Cybersecurity Insurance and Analyzing the Risk
In order to be prepared to deal with a breach, companies employ a number of prevention, detection, and response methods: employing a CISO, utilizing a security product like a WAF, IDS/IPS, anti-virus solution, or — deciding to get coverage through cybersecurity liability insurance. While we may be familiar with insurance for unfortunate events like fire, flood, or a medical emergency, cybersecurity insurance is still a relatively new concept. But in recent years, this market has seen a huge surge. In 2015, for example, global insurance broker Marsh found that there was a 27% increase in cybersecurity insurance for U.S.-based clients.
Because of this lean towards the purchase of cybersecurity insurance products, the next logical question for companies may be as follows: “Is cybersecurity insurance worth it?”
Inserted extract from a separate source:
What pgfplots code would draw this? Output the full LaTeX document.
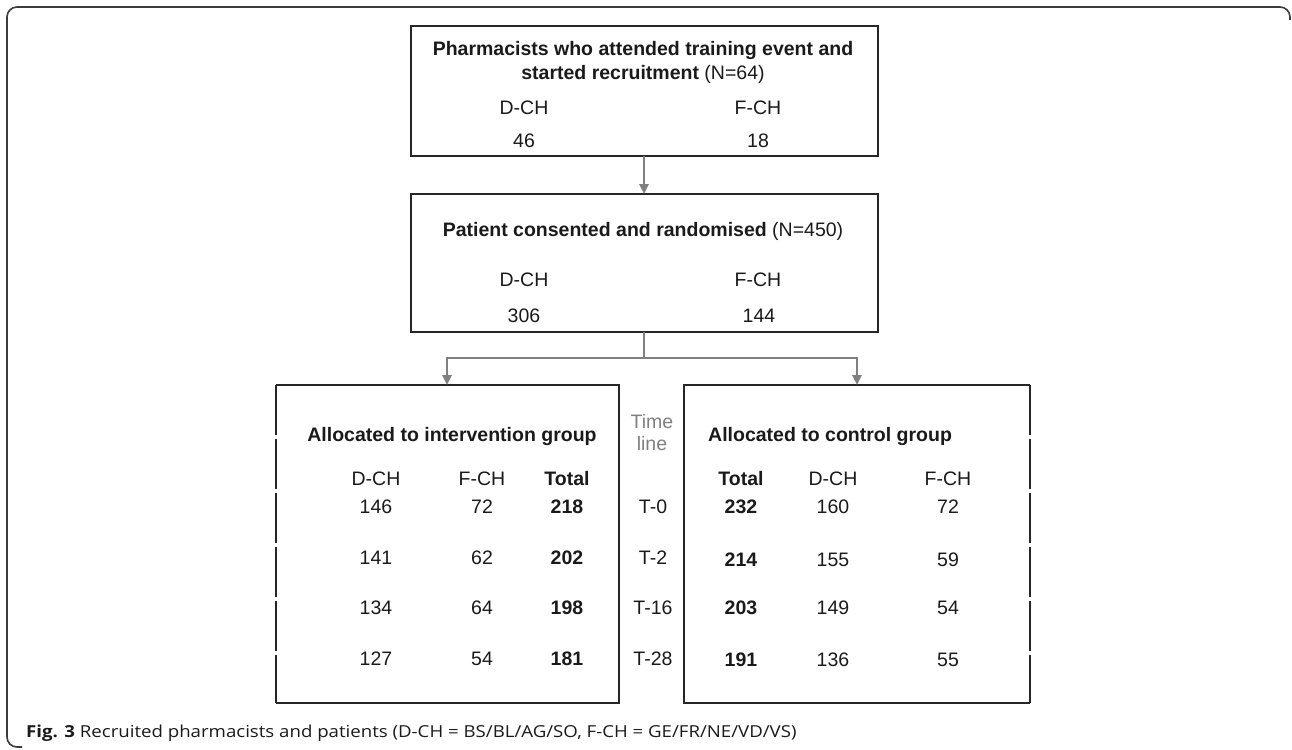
\documentclass[border=0pt]{standalone}
\usepackage{pgfplots}
\pgfplotsset{compat=1.18}
\usepackage{pgfplotstable}
\usepackage{fontspec}
\setmainfont{Liberation Sans}
\newfontfamily\capfont{Open Sans}
\usetikzlibrary{arrows.meta}
\definecolor{txt}{RGB}{26,26,26}
\definecolor{arr}{RGB}{128,128,128}
\definecolor{frm}{RGB}{60,60,60}
\newcommand\fs{\fontsize{19.5bp}{23bp}\selectfont}

% regular numbers (x, y = centre in pixels, value)
\pgfplotstableread{
x y v
524 140 46
758 140 18
524 315 306
759 315 144
376 506 146
482 506 72
376 557 141
482 557 62
376 607 134
482 607 64
376 658 127
482 658 54
833 506 160
948 506 72
833 559 155
948 559 59
833 607 149
948 607 54
833 659 136
948 659 55
}\regular
% totals (bold)
\pgfplotstableread{
x y v
567 506 218
567 557 202
567 607 198
567 658 181
741 506 232
741 559 214
741 607 203
741 659 191
}\totals
% time line
\pgfplotstableread{
x y v
653 506 T-0
653 557 T-2
653 607 T-16
653 658 T-28
}\timeline

\begin{document}
\begin{tikzpicture}
\begin{axis}[width=1292bp,height=749bp,scale only axis,
  xmin=0,xmax=1292,ymin=0,ymax=749,y dir=reverse,hide axis,clip=false,
  nodes near coords style={anchor=base,yshift=-7bp,inner sep=0pt,font=\fs,text=txt}]
\path (0,0) (1292,749);
% outer frame
\draw[frm,line width=1.6bp,rounded corners=10bp] (1290,20) -- (1290,7) -- (7,7) -- (7,747) -- (22,747);
% boxes
\draw[black!85,line width=1.5bp] (411,26) rectangle (878,156);
\draw[black!85,line width=1.5bp] (411,194) rectangle (878,332);
\draw[black!85,line width=1.5bp] (276,385) -- (619,385) -- (619,703) -- (276,703);
\draw[black!85,line width=1.5bp,dash pattern=on 50bp off 4bp] (276,385) -- (276,703);
\draw[black!85,line width=1.5bp] (1030,385) -- (684,385) -- (684,703) -- (1030,703);
\draw[black!85,line width=1.5bp,dash pattern=on 50bp off 4bp] (1030,385) -- (1030,703);
% connectors
\draw[arr,line width=2.5bp,-{Triangle[length=10bp,width=9bp]}] (644,156) -- (644,194);
\draw[arr,line width=2.5bp] (644,332) -- (644,358);
\draw[arr,line width=2.5bp,-{Triangle[length=10bp,width=9bp]}] (644,358) -| (447,385);
\draw[arr,line width=2.5bp,-{Triangle[length=10bp,width=9bp]}] (644,358) -| (857,385);
% titles
\node[anchor=base,inner sep=0pt,font=\fs,text=txt] at (643,56) {\bfseries Pharmacists who attended training event and};
\node[anchor=base,inner sep=0pt,font=\fs,text=txt] at (643,80) {\bfseries started recruitment \mdseries(N=64)};
\node[anchor=base,inner sep=0pt,font=\fs,text=txt] at (643,236) {\bfseries Patient consented and randomised \mdseries(N=450)};
\node[anchor=base,inner sep=0pt,font=\fs\bfseries,text=txt] at (452,441) {Allocated to intervention group};
\node[anchor=base west,inner sep=0pt,font=\fs\bfseries,text=txt] at (708,441) {Allocated to control group};
% headers
\node[anchor=base,inner sep=0pt,font=\fs,text=txt] at (524,115) {D-CH};
\node[anchor=base,inner sep=0pt,font=\fs,text=txt] at (758,115) {F-CH};
\node[anchor=base,inner sep=0pt,font=\fs,text=txt] at (524,286) {D-CH};
\node[anchor=base,inner sep=0pt,font=\fs,text=txt] at (758,286) {F-CH};
\node[anchor=base,inner sep=0pt,font=\fs,text=txt] at (376,485) {D-CH};
\node[anchor=base,inner sep=0pt,font=\fs,text=txt] at (482,485) {F-CH};
\node[anchor=base,inner sep=0pt,font=\fs\bfseries,text=txt] at (567,485) {Total};
\node[anchor=base,inner sep=0pt,font=\fs\bfseries,text=txt] at (741,485) {Total};
\node[anchor=base,inner sep=0pt,font=\fs,text=txt] at (833,485) {D-CH};
\node[anchor=base,inner sep=0pt,font=\fs,text=txt] at (948,485) {F-CH};
\node[anchor=base,inner sep=0pt,font=\fs,text=arr] at (652,428) {Time};
\node[anchor=base,inner sep=0pt,font=\fs,text=arr] at (652,450) {line};
% values
\addplot[only marks,mark=none,nodes near coords,point meta=explicit symbolic] table[x=x,y=y,meta=v] {\regular};
\addplot[only marks,mark=none,nodes near coords,point meta=explicit symbolic,
  nodes near coords style={font=\fs\bfseries}] table[x=x,y=y,meta=v] {\totals};
\addplot[only marks,mark=none,nodes near coords,point meta=explicit symbolic] table[x=x,y=y,meta=v] {\timeline};
% caption
\node[anchor=base west,inner sep=0pt,text=txt] at (26,737) {\scalebox{1.13}[1]{\capfont\fontsize{16.5bp}{19bp}\selectfont\textbf{Fig. 3} Recruited pharmacists and patients (D-CH = BS/BL/AG/SO, F-CH = GE/FR/NE/VD/VS)}};
\end{axis}
\end{tikzpicture}
\end{document}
It’s a great question because the reality is that security breaches cost money, and lots of it. Costs from cyber incidents come from technology and security upgrades, legal fees, protection and credit monitoring offered to those affected in the breach. The cost of a breach can therefore range widely. For example, in 2015 expected losses ranged from $25,450 to over $8.8 million according to the Verizon Data Breach Investigations Report.
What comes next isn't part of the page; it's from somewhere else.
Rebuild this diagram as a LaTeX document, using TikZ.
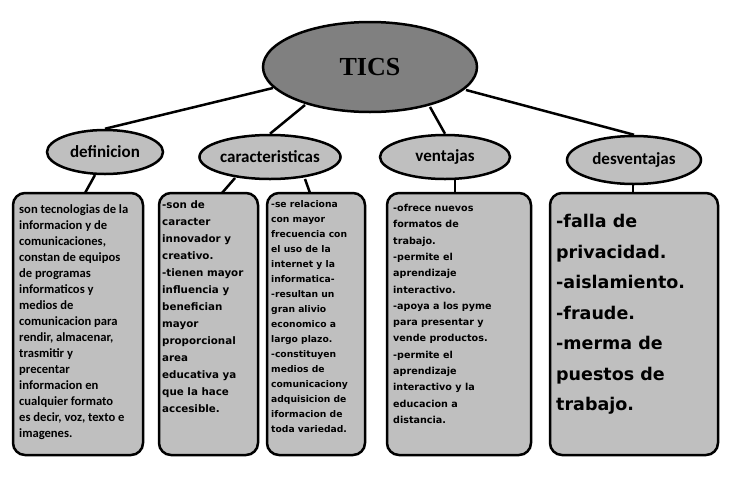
\documentclass[tikz,border=0pt]{standalone}
\usepackage{fontspec}
\setmainfont{DejaVu Sans}
\newfontfamily\calfont{Carlito}
\newfontfamily\serfont{Liberation Serif}
\usetikzlibrary{shapes.geometric}
\begin{document}
\begin{tikzpicture}[x=1pt,y=-1pt,
  ell/.style={draw,line width=2.5pt,ellipse,fill=black!25,inner sep=0pt},
  card/.style={draw,line width=2.5pt,fill=black!25,rounded corners=12pt},
  link/.style={line width=2.5pt}]
\useasboundingbox (0,0) rectangle (737,480);
\node[ell,fill=black!50,minimum width=214,minimum height=90] (tics) at (370,67) {\serfont\bfseries\fontsize{26}{26}\selectfont TICS};
\node[ell,minimum width=116,minimum height=44] (def) at (105,152) {\calfont\bfseries\fontsize{17}{17}\selectfont definicion};
\node[ell,minimum width=130,minimum height=44] (car) at (270,157) {\calfont\bfseries\fontsize{17}{17}\selectfont caracteristicas};
\node[ell,minimum width=130,minimum height=44] (ven) at (445,157) {\calfont\bfseries\fontsize{17}{17}\selectfont ventajas};
\node[ell,minimum width=134,minimum height=48] (des) at (634,160) {\calfont\bfseries\fontsize{17}{17}\selectfont desventajas};
\coordinate (t1) at (273,88); \coordinate (t2) at (305,105);
\coordinate (t3) at (430,107); \coordinate (t4) at (466,90);
\draw[link] (t1) -- (def.north); \draw[link] (t2) -- (car.north);
\draw[link] (t3) -- (ven.north); \draw[link] (t4) -- (des.north);
\draw[card] (13,193) rectangle (143,455); \node (b1) at (78,324) {};
\draw[card] (159,193) rectangle (258,455); \node (b2) at (208,324) {};
\draw[card] (267,193) rectangle (365,455); \node (b3) at (316,324) {};
\draw[card] (387,193) rectangle (531,455); \node (b4) at (459,324) {};
\draw[card] (550,193) rectangle (718,455); \node (b5) at (634,324) {};
\coordinate (e1) at (95,175); \coordinate (f1) at (85,193);
\coordinate (e2) at (235,178); \coordinate (f2) at (222,193);
\coordinate (e3) at (305,179); \coordinate (f3) at (310,193);
\coordinate (e4) at (455,179); \coordinate (f4) at (455,193);
\coordinate (e5) at (633,184); \coordinate (f5) at (633,193);
\foreach \i in {1,...,5} \draw[link] (e\i) -- (f\i);
\node[anchor=north west,align=left,inner sep=0pt,font=\calfont\bfseries\fontsize{12.6}{16}\selectfont] (x1) at (19,204) {son tecnologias de la\\informacion y de\\comunicaciones,\\constan de equipos\\de programas\\informaticos y\\medios de\\comunicacion para\\rendir, almacenar,\\trasmitir y\\precentar\\informacion en\\cualquier formato\\es decir, voz, texto e\\imagenes.};
\node[anchor=north west,align=left,inner sep=0pt,font=\bfseries\fontsize{10.3}{17}\selectfont] (x2) at (162,200) {-son de\\caracter\\innovador y\\creativo.\\-tienen mayor\\influencia y\\benefician\\mayor\\proporcional\\area\\educativa ya\\que la hace\\accesible.};
\node[anchor=north west,align=left,inner sep=0pt,font=\bfseries\fontsize{9.2}{15}\selectfont] (x3) at (271,200) {-se relaciona\\con mayor\\frecuencia con\\el uso de la\\internet y la\\informatica-\\-resultan un\\gran alivio\\economico a\\largo plazo.\\-constituyen\\medios de\\comunicaciony\\adquisicion de\\iformacion de\\toda variedad.};
\node[anchor=north west,align=left,inner sep=0pt,font=\bfseries\fontsize{9.6}{16.3}\selectfont] (x4) at (393,204) {-ofrece nuevos\\formatos de\\trabajo.\\-permite el\\aprendizaje\\interactivo.\\-apoya a los pyme\\para presentar y\\vende productos.\\-permite el\\aprendizaje\\interactivo y la\\educacion a\\distancia.};
\node[anchor=north west,align=left,inner sep=0pt,font=\bfseries\fontsize{17.5}{30.5}\selectfont] (x5) at (556,214) {-falla de\\privacidad.\\-aislamiento.\\-fraude.\\-merma de\\puestos de\\trabajo.};
\end{tikzpicture}
\end{document}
If you consider the costs of medical procedures, they can range widely depending on the location, a patient’s previous medical conditions, or whether additional procedures will be necessary. Similarly, depending on what kind of attack the breach was, and over what kind of networks/servers the attack took place, and how many people it affected, costs are going to differ — no doubt about that.
However, the issue gets problematic because not only are expected losses hard to predict, reports from companies post-data breach show that the principal covered by the insurance agencies rarely make a drop in the proverbial bucket. One of the most highlighted breaches of 2017, the Equifax data breach, had claims of at least $275 million but reports showed that only $75 million was covered by the company’s cybersecurity insurance plan. Although little coverage is still coverage, it begs the question of whether cybersecurity insurance is really doing what it’s meant to do, and lessens the trust that we can have in insurance carriers.
Perhaps this is because insurance carriers are often not your cybersecurity providers. While one would think that insurance comes from the cybersecurity vendors themselves, more often than not, cybersecurity insurance will come from the same carriers that offer you your life/medical/car/etc. insurance. While insurance agents and brokers are trained on a regular basis to keep up with the demands for new insurance types, the cyber threat environment is not one that is easy to grasp. With an ever-evolving web environment and an ever-evolving network of hackers and bots, there’s a lack of actuarial data for the insurance carriers trying to come up with prices for cybersecurity insurance policies. It’s understandable as breach incidents can range from the exposure of non-sensitive information to the theft of enterprise intellectual property or even the compromise of hundreds of thousands of people’s financial credentials which would make headlines in the news.
So coming back to the question of whether or not cybersecurity insurance is worth it — you might expect the answer to be “No run far, far away.” But with an increase in web hacking incidents as well as the costs incurred for data breaches, one can never be too safe when it comes to enterprise web security. However, the cybersecurity insurance field could benefit from narrowing the gap between insurance carriers and the parties that do provide cybersecurity.
First, cybersecurity insurance carriers need to begin employing expert cybersecurity consultants who are well versed in their industry and are aware of the changing landscape of cyber threats. Going a step further, insurance carriers can partner with IT security firms to draw on their vulnerability and risk assessment expertise, or share some of their customers’ financial liability in case of a major attack. Confirm that your carrier has the domain knowledge necessary to price your policies fairly and allow for good coverage.
Second, if customers are able to demonstrate that they’re already utilizing preventive measures like a web application firewall (WAF), encryption solution, and authentication solution, security providers might be able to provide guidance for insurance carriers to lower premiums, meaning that customers get more security for their buck.
While it’s great that there are multiple industries looking to aid companies in the fight against cyber threats, stronger cross-sector cooperation is needed to help push organizations to simultaneously strengthen their prevention and response capabilities. This will ultimately benefit everyone involved from the insurance buyer, insurance carrier, all the way to the security vendors, ensuring shared stakeholdership in keeping businesses resilient against cyber attacks.